This is the essence of what we have been asking the Southern Baptist Convention to provide as a resource to local churches: an independent outside review board that could receive and assess reports about clergy sex abuse and that could provide information to people in the pews.

So far, Southern Baptist leaders have refused, and their refusal is irresponsible.

If this denomination wants to rid its ranks of clergy predators, it must find a way to institutionally listen to the people who are trying to tell about clergy abuse, and particularly to those whose claims cannot be criminally prosecuted, which is most. The denomination must provide a safe place where clergy abuse survivors can make a report with a reasonable expectation of being objectively and compassionately heard. That “safe place” will almost never be the church of the accused minister, but an independent review board could be.

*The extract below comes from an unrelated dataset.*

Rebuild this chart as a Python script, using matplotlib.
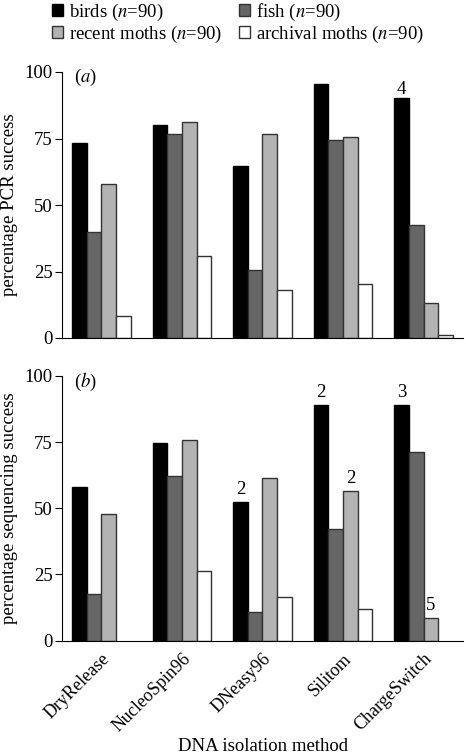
import matplotlib
matplotlib.use('Agg')
import matplotlib.pyplot as plt
import numpy as np
from matplotlib.patches import Patch

plt.rcParams['font.family'] = ['Liberation Serif', 'DejaVu Serif']
plt.rcParams['mathtext.fontset'] = 'stix'
plt.rcParams['font.size'] = 13.5

methods = ['DryRelease', 'NucleoSpin96', 'DNeasy96', 'Silitom', 'ChargeSwitch']
groups = ['birds', 'fish', 'recent moths', 'archival moths']
colors = ['#000000', '#666666', '#b3b3b3', '#ffffff']

# percentage PCR success (a)
pcr_birds = [73.4, 80.1, 64.5, 95.6, 90.1]
pcr_fish = [40.0, 76.7, 25.6, 74.4, 42.4]
pcr_recent = [57.8, 81.2, 76.7, 75.6, 13.3]
pcr_archival = [8.3, 30.9, 18.0, 20.2, 1.1]

# percentage sequencing success (b)
seq_birds = [57.9, 74.7, 52.2, 89.0, 89.0]
seq_fish = [17.6, 62.3, 10.9, 42.2, 71.1]
seq_recent = [47.8, 75.8, 61.3, 56.6, 8.6]
seq_archival = [0.0, 26.2, 16.4, 11.8, 0.0]

# small numbers printed above some bars: (method index, group index, text)
pcr_notes = [(4, 0, '4')]
seq_notes = [(2, 0, '2'), (3, 0, '2'), (3, 2, '2'), (4, 0, '3'), (4, 2, '5')]

W, H = 466, 756
fig = plt.figure(figsize=(W / 100, H / 100), dpi=100)
ax_a = fig.add_axes([62 / W, 1 - 338 / H, 401 / W, 266 / H])
ax_b = fig.add_axes([62 / W, 1 - 640.5 / H, 401 / W, 264.5 / H])

bw = 0.183
x = np.arange(len(methods))


def draw(ax, series, notes, ylabel, tag, gap):
    for j, vals in enumerate(series):
        pos = x - 1.5 * bw + j * bw
        edge = '#000000' if j == 0 else '#333333'
        keep = [v > 0 for v in vals]
        ax.bar(pos[keep], np.array(vals)[keep], width=bw, color=colors[j],
               edgecolor=edge, linewidth=1.0)
    for i, j, t in notes:
        ax.text(x[i] - 1.5 * bw + j * bw, series[j][i] + gap, t,
                ha='center', va='bottom', fontsize=13.5)
    ax.set_xlim(-0.49, 4.49)
    ax.set_ylim(0, 100)
    ax.set_yticks([0, 25, 50, 75, 100])
    ax.tick_params(axis='y', direction='out', length=5, width=0.8,
                   labelsize=13.5, pad=1.5)
    ax.tick_params(axis='x', length=0)
    ax.spines['top'].set_visible(False)
    ax.spines['right'].set_visible(False)
    ax.set_ylabel(ylabel, fontsize=13.5, labelpad=5)
    ax.text(0.03, 1.02, tag, transform=ax.transAxes, ha='left', va='top',
            fontsize=13.5)


draw(ax_a, [pcr_birds, pcr_fish, pcr_recent, pcr_archival], pcr_notes,
     'percentage PCR success', r'($a$)', 0.3)
draw(ax_b, [seq_birds, seq_fish, seq_recent, seq_archival], seq_notes,
     'percentage sequencing success', r'($b$)', 1.5)

ax_a.set_xticks(x)
ax_a.set_xticklabels([])
ax_b.set_xticks(x)
ax_b.set_xticklabels(methods, rotation=45, ha='right', rotation_mode='anchor',
                     fontsize=13)
ax_b.tick_params(axis='x', pad=7)
ax_b.set_xlabel('DNA isolation method', fontsize=13.5, labelpad=2)

handles = [Patch(facecolor=c, edgecolor='#000000' if k == 0 else '#333333', linewidth=1.0)
           for k, c in enumerate(colors)]
labels = [g + r' ($n$=90)' for g in groups]
# order so row 1 is birds/fish and row 2 recent/archival
fig.legend([handles[0], handles[2], handles[1], handles[3]],
           [labels[0], labels[2], labels[1], labels[3]],
           ncol=2, loc='upper left', bbox_to_anchor=(50 / W, 1.0),
           frameon=False, fontsize=13.5, handlelength=0.6, handleheight=0.6,
           handletextpad=0.3, columnspacing=0.9, labelspacing=0.05,
           borderaxespad=0.0, borderpad=0.1)

fig.savefig('out.png', dpi=100)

In the same week that Penn State hired outsider Louis Freeh to assure oversight of its own systems, the Southern Baptist Convention’s Richard Land talked about Penn State on his radio show. The scandal, said Land, “shows that internal reporting is not enough.” He urged people to report suspected child abuse to the police.

So far, so good. Land is right: Internal reporting is not enough and people should report suspected child abuse to the police.

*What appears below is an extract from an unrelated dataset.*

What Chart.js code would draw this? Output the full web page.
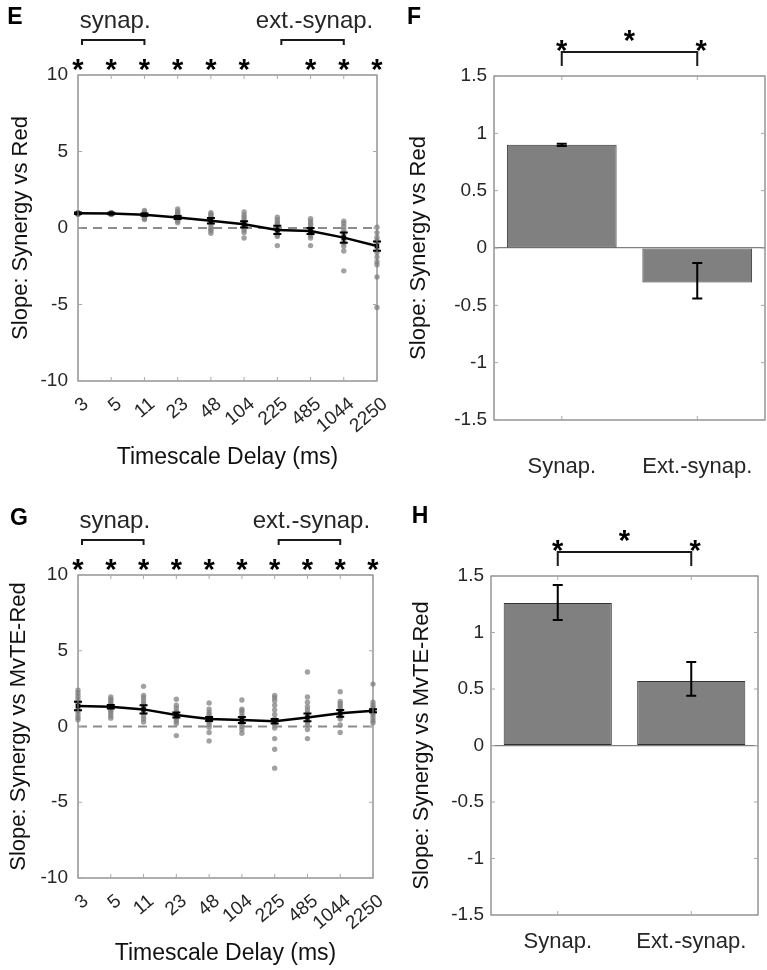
<!DOCTYPE html>
<html>
<head>
<meta charset="utf-8">
<script src="https://cdn.jsdelivr.net/npm/chart.js@4.4.0/dist/chart.umd.min.js"></script>
<style>
  body { margin: 0; background: #fff; }
  #fig { position: relative; width: 767px; height: 970px; overflow: hidden; }
  #fig canvas { position: absolute; }
</style>
</head>
<body>
<div id="fig">
  <canvas id="panel-e" width="390" height="490" style="left:0;top:0"></canvas>
  <canvas id="panel-f" width="372" height="490" style="left:395px;top:0"></canvas>
  <canvas id="panel-g" width="390" height="475" style="left:0;top:495px"></canvas>
  <canvas id="panel-h" width="372" height="475" style="left:395px;top:495px"></canvas>
</div>
<script>
var delays = ['3', '5', '11', '23', '48', '104', '225', '485', '1044', '2250'];
var groups = ['Synap.', 'Ext.-synap.'];
var slopeTicks = [-10, -5, 0, 5, 10];
var barTicks = [-1.5, -1, -0.5, 0, 0.5, 1, 1.5];
var zeroLine = [0, 0, 0, 0, 0, 0, 0, 0, 0, 0];

// E: synergy vs red, per timescale
var meanE = [0.96, 0.95, 0.87, 0.69, 0.47, 0.24, -0.13, -0.2, -0.63, -1.18];
var errE = [0.05, 0.05, 0.07, 0.1, 0.18, 0.2, 0.27, 0.2, 0.33, 0.3];
var starsE = [1, 1, 1, 1, 1, 1, 0, 1, 1, 1];
var dotsE = [
  [1.0, 0.98, 0.96, 0.95, 0.94, 0.93, 0.92, 0.9, 0.97, 0.99, 0.91, 0.95],
  [1.0, 0.98, 0.97, 0.95, 0.94, 0.93, 0.9, 0.96, 0.99, 0.92, 0.88, 0.95],
  [1.15, 1.05, 1.0, 0.95, 0.9, 0.88, 0.85, 0.8, 0.75, 0.7, 0.6, 0.55],
  [1.25, 1.1, 1.0, 0.9, 0.85, 0.8, 0.7, 0.65, 0.6, 0.5, 0.45, 0.35],
  [1.0, 0.9, 0.8, 0.7, 0.6, 0.5, 0.4, 0.2, 0.0, -0.1, -0.2, -0.35],
  [1.05, 0.85, 0.7, 0.55, 0.4, 0.3, 0.2, 0.1, 0.0, -0.15, -0.3, -0.65],
  [0.7, 0.55, 0.4, 0.3, 0.15, 0.0, -0.1, -0.2, -0.3, -0.45, -0.55, -1.15],
  [0.6, 0.45, 0.3, 0.2, 0.05, -0.05, -0.15, -0.25, -0.35, -0.5, -0.65, -1.15],
  [0.45, 0.3, 0.1, -0.1, -0.3, -0.45, -0.6, -0.8, -1.0, -1.2, -1.5, -2.8],
  [0.05, -0.3, -0.6, -0.8, -1.0, -1.3, -1.6, -1.9, -2.2, -2.4, -3.2, -5.2]
];

// G: synergy vs MvTE-red, per timescale
var meanG = [1.35, 1.3, 1.13, 0.76, 0.49, 0.43, 0.34, 0.6, 0.87, 1.04];
var errG = [0.28, 0.12, 0.27, 0.17, 0.13, 0.2, 0.15, 0.25, 0.22, 0.1];
var starsG = [1, 1, 1, 1, 1, 1, 1, 1, 1, 1];
var dotsG = [
  [2.4, 2.2, 2.0, 1.8, 1.6, 1.5, 1.35, 1.2, 1.0, 0.8, 0.6, 0.45],
  [1.95, 1.8, 1.7, 1.55, 1.45, 1.35, 1.25, 1.1, 1.0, 0.85, 0.7, 0.55],
  [2.65, 2.05, 1.9, 1.7, 1.5, 1.35, 1.2, 1.05, 0.9, 0.7, 0.5, 0.3],
  [1.8, 1.4, 1.2, 1.0, 0.9, 0.8, 0.7, 0.6, 0.5, 0.35, 0.2, -0.6],
  [1.55, 1.15, 0.95, 0.8, 0.65, 0.5, 0.4, 0.3, 0.15, -0.05, -0.4, -0.95],
  [1.75, 1.15, 1.05, 0.9, 0.7, 0.55, 0.45, 0.3, 0.15, 0.0, -0.2, -0.45],
  [2.05, 1.9, 1.7, 1.4, 1.1, 0.8, 0.5, 0.3, 0.1, -0.1, -0.8, -1.5, -2.75],
  [3.6, 1.95, 1.6, 1.3, 1.1, 0.9, 0.7, 0.5, 0.3, 0.1, -0.2, -0.8],
  [2.3, 1.65, 1.5, 1.35, 1.2, 1.05, 0.9, 0.8, 0.65, 0.5, 0.1, -0.4],
  [2.8, 1.6, 1.4, 1.25, 1.1, 1.0, 0.9, 0.8, 0.6, 0.4, 0.25]
];

// F and H: grouped slopes
var barF = [0.90, -0.30];
var lowF = [0.89, -0.44];
var highF = [0.91, -0.13];
var barH = [1.26, 0.57];
var lowH = [1.11, 0.44];
var highH = [1.42, 0.74];

var FONT = 'Arial, "Liberation Sans", Helvetica, sans-serif';
var TEXT = '#262626';
var FRAME = '#7a7a7a';

function drawStar(ctx, x, y) {
  ctx.font = 'bold 29px ' + FONT;
  ctx.textAlign = 'center';
  ctx.textBaseline = 'alphabetic';
  ctx.fillText('*', x, y + 17);
}

function makeDecor(cfg) {
  return {
    id: 'decor',
    afterDatasetsDraw: function (chart) {
      var ctx = chart.ctx;
      var a = chart.chartArea;
      var xs = chart.scales.x;
      var ys = chart.scales.y;
      var meta = chart.getDatasetMeta(0);

      ctx.save();

      // error bars
      ctx.strokeStyle = '#000';
      ctx.lineWidth = cfg.errWidth;
      meta.data.forEach(function (el, i) {
        var top = ys.getPixelForValue(cfg.high[i]);
        var bot = ys.getPixelForValue(cfg.low[i]);
        ctx.beginPath();
        ctx.moveTo(el.x, top);
        ctx.lineTo(el.x, bot);
        ctx.moveTo(el.x - cfg.cap, top);
        ctx.lineTo(el.x + cfg.cap, top);
        ctx.moveTo(el.x - cfg.cap, bot);
        ctx.lineTo(el.x + cfg.cap, bot);
        ctx.stroke();
      });

      // box and inward ticks
      ctx.strokeStyle = FRAME;
      ctx.lineWidth = 1.2;
      ctx.strokeRect(a.left, a.top, a.right - a.left, a.bottom - a.top);
      ctx.strokeStyle = '#a8a8a8';
      ctx.lineWidth = 1;
      ctx.beginPath();
      ys.ticks.forEach(function (t) {
        var py = ys.getPixelForValue(t.value);
        ctx.moveTo(a.left, py);
        ctx.lineTo(a.left + 4, py);
        ctx.moveTo(a.right, py);
        ctx.lineTo(a.right - 4, py);
      });
      xs.ticks.forEach(function (t, i) {
        var px = xs.getPixelForTick(i);
        ctx.moveTo(px, a.top);
        ctx.lineTo(px, a.top + 4);
        ctx.moveTo(px, a.bottom);
        ctx.lineTo(px, a.bottom - 4);
      });
      ctx.stroke();

      // significance marks
      ctx.fillStyle = '#000';
      ctx.strokeStyle = '#1a1a1a';
      ctx.lineWidth = 2;
      if (cfg.stars) {
        cfg.stars.forEach(function (s, i) {
          if (s) {
            drawStar(ctx, xs.getPixelForValue(i), a.top - 13);
          }
        });
        cfg.brackets.forEach(function (b) {
          var x1 = xs.getPixelForValue(b[0]) + 4;
          var x2 = xs.getPixelForValue(b[1]);
          ctx.beginPath();
          ctx.moveTo(x1, a.top - 30);
          ctx.lineTo(x1, a.top - 35);
          ctx.lineTo(x2, a.top - 35);
          ctx.lineTo(x2, a.top - 30);
          ctx.stroke();
          ctx.font = '24px ' + FONT;
          ctx.textAlign = 'center';
          ctx.textBaseline = 'middle';
          ctx.fillStyle = TEXT;
          ctx.fillText(b[2], (x1 + x2) / 2 + 2, a.top - 54);
          ctx.fillStyle = '#000';
        });
      } else {
        var c1 = xs.getPixelForValue(0);
        var c2 = xs.getPixelForValue(1);
        ctx.beginPath();
        ctx.moveTo(c1, a.top - 10);
        ctx.lineTo(c1, a.top - 24);
        ctx.lineTo(c2, a.top - 24);
        ctx.lineTo(c2, a.top - 10);
        ctx.stroke();
        drawStar(ctx, c1, a.top - 33);
        drawStar(ctx, (c1 + c2) / 2, a.top - 43);
        drawStar(ctx, c2 + 4, a.top - 33);
      }

      // panel letter
      ctx.font = 'bold 23px ' + FONT;
      ctx.textAlign = 'center';
      ctx.textBaseline = 'middle';
      ctx.fillStyle = '#000';
      ctx.fillText(cfg.letter, cfg.letterX, cfg.letterY);

      ctx.restore();
    }
  };
}

function font(size) {
  return { family: FONT, size: size };
}

function dropEdgePadding(s) {
  s.paddingLeft = 0;
  s.paddingRight = 0;
}

function slopeChart(id, cfg) {
  var dots = [];
  cfg.dots.forEach(function (list, i) {
    list.forEach(function (v) {
      dots.push({ x: delays[i], y: v });
    });
  });

  return new Chart(document.getElementById(id), {
    type: 'line',
    data: {
      labels: delays,
      datasets: [
        {
          data: cfg.mean,
          borderColor: '#000',
          borderWidth: 2.5,
          pointStyle: 'rect',
          pointRadius: 3,
          pointBackgroundColor: '#000',
          pointBorderWidth: 0,
          tension: 0,
          order: 0
        },
        {
          data: zeroLine,
          borderColor: '#8c8c8c',
          borderWidth: 2,
          borderDash: [9, 6],
          pointRadius: 0,
          order: 1
        },
        {
          data: dots,
          showLine: false,
          pointRadius: 2.7,
          pointBackgroundColor: 'rgba(130,130,130,0.75)',
          pointBorderWidth: 0,
          order: 2
        }
      ]
    },
    options: {
      responsive: false,
      animation: false,
      layout: { padding: { left: 0, top: cfg.top, right: cfg.right, bottom: 0 } },
      plugins: { legend: { display: false }, tooltip: { enabled: false } },
      scales: {
        x: {
          type: 'category',
          offset: false,
          grid: { display: false, drawTicks: false },
          border: { display: false },
          ticks: {
            autoSkip: false,
            minRotation: 40,
            maxRotation: 40,
            padding: 12,
            labelOffset: 8,
            color: TEXT,
            font: font(19)
          },
          title: {
            display: true,
            text: 'Timescale Delay (ms)',
            color: '#111',
            font: font(23),
            padding: { top: 0, bottom: cfg.xTitlePad }
          },
          afterFit: function (s) {
            s.height = cfg.xHeight;
            dropEdgePadding(s);
          }
        },
        y: {
          min: -10,
          max: 10,
          afterBuildTicks: function (s) {
            s.ticks = slopeTicks.map(function (v) { return { value: v }; });
          },
          grid: { display: false, drawTicks: false },
          border: { display: false },
          ticks: {
            padding: 10,
            color: TEXT,
            font: font(19),
            callback: function (v) { return String(v); }
          },
          title: {
            display: true,
            text: cfg.yTitle,
            color: '#111',
            font: font(22),
            padding: { top: cfg.yTitlePad, bottom: 0 }
          },
          afterFit: function (s) { s.width = 78; }
        }
      }
    },
    plugins: [makeDecor({
      high: cfg.mean.map(function (m, i) { return m + cfg.err[i]; }),
      low: cfg.mean.map(function (m, i) { return m - cfg.err[i]; }),
      cap: 4,
      errWidth: 2,
      stars: cfg.stars,
      brackets: [[0, 2, 'synap.'], [6, 8, 'ext.-synap.']],
      letter: cfg.letter,
      letterX: cfg.letterX,
      letterY: cfg.letterY
    })]
  });
}

function barChart(id, cfg) {
  return new Chart(document.getElementById(id), {
    type: 'bar',
    data: {
      labels: groups,
      datasets: [{
        data: cfg.values,
        backgroundColor: '#808080',
        borderColor: '#333',
        borderWidth: 1,
        borderSkipped: false,
        barPercentage: 0.81,
        categoryPercentage: 1
      }]
    },
    options: {
      responsive: false,
      animation: false,
      layout: { padding: { left: 0, top: cfg.top, right: cfg.right, bottom: 0 } },
      plugins: { legend: { display: false }, tooltip: { enabled: false } },
      scales: {
        x: {
          grid: { display: false, drawTicks: false },
          border: { display: false },
          ticks: { padding: cfg.xPad, color: TEXT, font: font(22) },
          afterFit: function (s) {
            s.height = cfg.xHeight;
            dropEdgePadding(s);
          }
        },
        y: {
          min: -1.5,
          max: 1.5,
          afterBuildTicks: function (s) {
            s.ticks = barTicks.map(function (v) { return { value: v }; });
          },
          grid: {
            drawTicks: false,
            lineWidth: 1.2,
            color: function (c) {
              return c.tick && c.tick.value === 0 ? '#808080' : 'rgba(0,0,0,0)';
            }
          },
          border: { display: false },
          ticks: {
            padding: 7,
            color: TEXT,
            font: font(19),
            callback: function (v) { return String(v); }
          },
          title: {
            display: true,
            text: cfg.yTitle,
            color: '#111',
            font: font(22),
            padding: { top: cfg.yTitlePad, bottom: 0 }
          },
          afterFit: function (s) { s.width = cfg.yWidth; }
        }
      }
    },
    plugins: [makeDecor({
      high: cfg.high,
      low: cfg.low,
      cap: 5,
      errWidth: 2,
      stars: null,
      letter: cfg.letter,
      letterX: cfg.letterX,
      letterY: cfg.letterY
    })]
  });
}

slopeChart('panel-e', {
  mean: meanE, err: errE, dots: dotsE, stars: starsE,
  yTitle: 'Slope: Synergy vs Red',
  top: 75, right: 13, xHeight: 109, xTitlePad: 19, yTitlePad: 8,
  letter: 'E', letterX: 15, letterY: 18
});

slopeChart('panel-g', {
  mean: meanG, err: errG, dots: dotsG, stars: starsG,
  yTitle: 'Slope: Synergy vs MvTE-Red',
  top: 80, right: 17, xHeight: 92, xTitlePad: 3, yTitlePad: 6,
  letter: 'G', letterX: 19, letterY: 24
});

barChart('panel-f', {
  values: barF, low: lowF, high: highF,
  yTitle: 'Slope: Synergy vs Red',
  top: 76, right: 2, yWidth: 99, xHeight: 70, xPad: 34, yTitlePad: 11,
  letter: 'F', letterX: 19, letterY: 18
});

barChart('panel-h', {
  values: barH, low: lowH, high: highH,
  yTitle: 'Slope: Synergy vs MvTE-Red',
  top: 81, right: 9, yWidth: 96, xHeight: 55, xPad: 14, yTitlePad: 14,
  letter: 'H', letterX: 25, letterY: 22
});
</script>
</body>
</html>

However, Land stops short. Just as internal reporting is not enough, so too, it is not enough for denominational authorities to simply preach to local churches about reporting to the police. To pretend that this is enough is an abdication of institutional responsibility and an abandonment of moral responsibility.

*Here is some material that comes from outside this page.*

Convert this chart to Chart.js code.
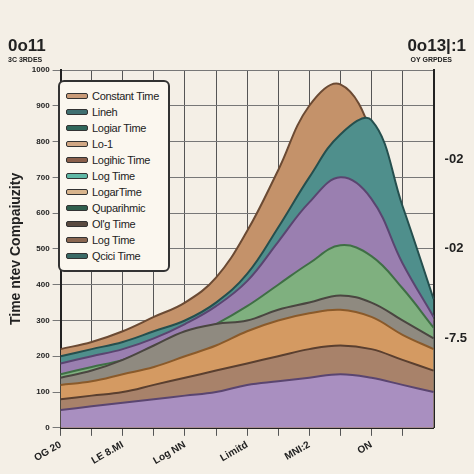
<!DOCTYPE html>
<html><head><meta charset="utf-8">
<script src="https://cdn.jsdelivr.net/npm/chart.js@4"></script>
<style>
html,body{margin:0;background:#f4efe6;font-family:"Liberation Sans",sans-serif}
#wrap{position:relative;width:474px;height:474px}
#legend{position:absolute;left:58px;top:80px;width:96px;background:#fbf7ef;border:2px solid #333;border-radius:6px;padding:6px 6px;font-size:11px;letter-spacing:-0.3px;color:#222}
#legend div{display:flex;align-items:center;height:16px;white-space:nowrap}
#legend span{display:inline-block;flex:none;width:20px;height:4px;border-radius:2px;margin-right:4px;border:1px solid #333}
.t{position:absolute;font-weight:bold;color:#222}
</style></head><body>
<div id="wrap">
<canvas id="c" width="474" height="474"></canvas>
<div class="t" style="left:8px;top:36px;font-size:17px">0o11</div>
<div class="t" style="left:8px;top:56px;font-size:7px">3C 3RDES</div>
<div class="t" style="right:8px;top:36px;font-size:17px">0o13|:1</div>
<div class="t" style="right:22px;top:56px;font-size:7px">OY GRPDES</div>
<div id="legend"></div>
</div>
<script>
// categorias del eje x
const etiquetas = ['0', '1', '2', '3', '4', '5', '6', '7', '8', '9', '10', '11', '12'];
const ticksX = ['OG 20', 'LE 8.MI', 'Log NN', 'Limitd', 'MNI:2', 'ON'];
const ticksDer = ['-02', '-02', '-7.5'];
const leyenda = ['Constant Time', 'Lineh', 'Logiar Time', 'Lo-1', 'Logihic Time', 'Log Time', 'LogarTime', 'Quparihmic', "Ol'g Time", 'Log Time', 'Qcici Time'];
const coloresLeyenda = ['#c99b78', '#3f6f70', '#2f6659', '#d1a784', '#8a5e4a', '#5fb8a6', '#d8b48c', '#2f5e4c', '#5a4a40', '#8a6650', '#3a6a66'];

const marron = [22, 24, 27, 31, 35, 42, 55, 72, 90, 96, 82, 42, 30];
const verdeAzul = [20, 22, 24, 27, 30, 35, 43, 56, 70, 82, 86, 62, 36];
const morado = [18, 20, 22, 25, 29, 34, 41, 52, 63, 70, 64, 46, 31];
const verde = [15, 17, 19, 22, 25, 29, 34, 40, 46, 51, 48, 39, 28];
const gris = [14, 16, 19, 23, 27, 29, 30, 33, 35, 37, 35, 30, 25];
const naranja = [12, 13, 15, 17, 20, 23, 27, 30, 32, 33, 31, 26, 22];
const marron2 = [8, 9, 10, 12, 14, 16, 18, 20, 22, 23, 22, 19, 16];
const morado2 = [5, 6, 7, 8, 9, 10, 12, 13, 14, 15, 14, 12, 10];

const series = [
    [marron, '#c4926a', '#6b4a33'],
    [verdeAzul, '#4f8f8c', '#254f4e'],
    [morado, '#9a7fb0', '#5a4570'],
    [verde, '#7fb07f', '#3f6f45'],
    [gris, '#8f8a80', '#4a4640'],
    [naranja, '#d49a62', '#8a5a2a'],
    [marron2, '#a8826a', '#5a3f2f'],
    [morado2, '#a98fc0', '#5a4570']
];

const leg = document.getElementById('legend');
leyenda.forEach((txt, i) => {
    leg.innerHTML += '<div><span style="background:' + coloresLeyenda[i] + '"></span>' + txt + '</div>';
});

new Chart(document.getElementById('c').getContext('2d'), {
    type: 'line',
    data: {
        labels: etiquetas,
        datasets: series.map((s, i) => ({
            data: s[0],
            backgroundColor: s[1],
            borderColor: s[2],
            borderWidth: 2,
            fill: 'origin',
            tension: 0.4,
            pointRadius: 0,
            order: series.length - i
        }))
    },
    options: {
        responsive: false,
        animation: false,
        layout: { padding: { top: 70, right: 4, left: 4, bottom: 4 } },
        plugins: { legend: { display: false }, tooltip: { enabled: false } },
        scales: {
            x: {
                grid: { color: '#555', lineWidth: 1 },
                border: { color: '#222', width: 2 },
                ticks: {
                    color: '#222', font: { size: 10, weight: 'bold' }, maxRotation: 30, minRotation: 30,
                    callback: (v, i) => (i % 2 === 0 ? ticksX[i / 2] : '')
                }
            },
            y: {
                min: 0, max: 100,
                grid: { color: '#777', lineWidth: 1 },
                border: { color: '#222', width: 2 },
                title: { display: true, text: 'Time ntev Compaiuzity', color: '#222', font: { size: 14, weight: 'bold' } },
                ticks: { color: '#222', font: { size: 8, weight: 'bold' }, stepSize: 10, callback: v => v * 10 }
            },
            y2: {
                position: 'right', min: 0, max: 100,
                grid: { display: false },
                border: { color: '#222', width: 2 },
                ticks: {
                    color: '#222', font: { size: 13, weight: 'bold' }, stepSize: 25,
                    callback: (v) => ({ 75: ticksDer[0], 50: ticksDer[1], 25: ticksDer[2] }[v] || '')
                }
            }
        }
    }
});
</script>
</body></html>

In the real world, “Southern Baptist churches are rarely the first party to report child sex abuse by clergy to the police.” This reality -– the fact that churches typically don’t report their pastors -- is what often allows the limitations period to run so that criminal prosecution becomes impossible.

This reality must be dealt with, and preaching about it isn’t enough. There must be institutional consequences for church leaders who don’t report child sex abuse and for churches that engage in keep-it-quiet cover-ups.

And no one – no one – should be above scrutiny.

This means that even high-honchos such as former Southern Baptist president Jack Graham should be subjected to scrutiny. With Graham at the helm, leaders of the 27,000 member Prestonwood Baptist Church failed to report child sex abuse allegations against one of its ministers, allowing the man to move on to other churches and placing other kids at risk. That minister now faces child sex charges in Mississippi.

The Southern Baptist Convention should follow the example of Penn State and engage a team of independent outside professionals to conduct an internal investigation of how and why allegations of child sex crimes were kept quiet at one of its most prominent and powerful churches. How did the system allow for such an abysmal failure, and how should the system be restructured to make such failures less likely?

Then, after dealing with Prestonwood, the SBC should keep the team and use it to establish an independent denominational review board with the power to receive, assess, and track clergy abuse allegations, and to investigate other accounts of church cover-ups.

Accountability systems are essential for child safety, and accountability systems require outsiders.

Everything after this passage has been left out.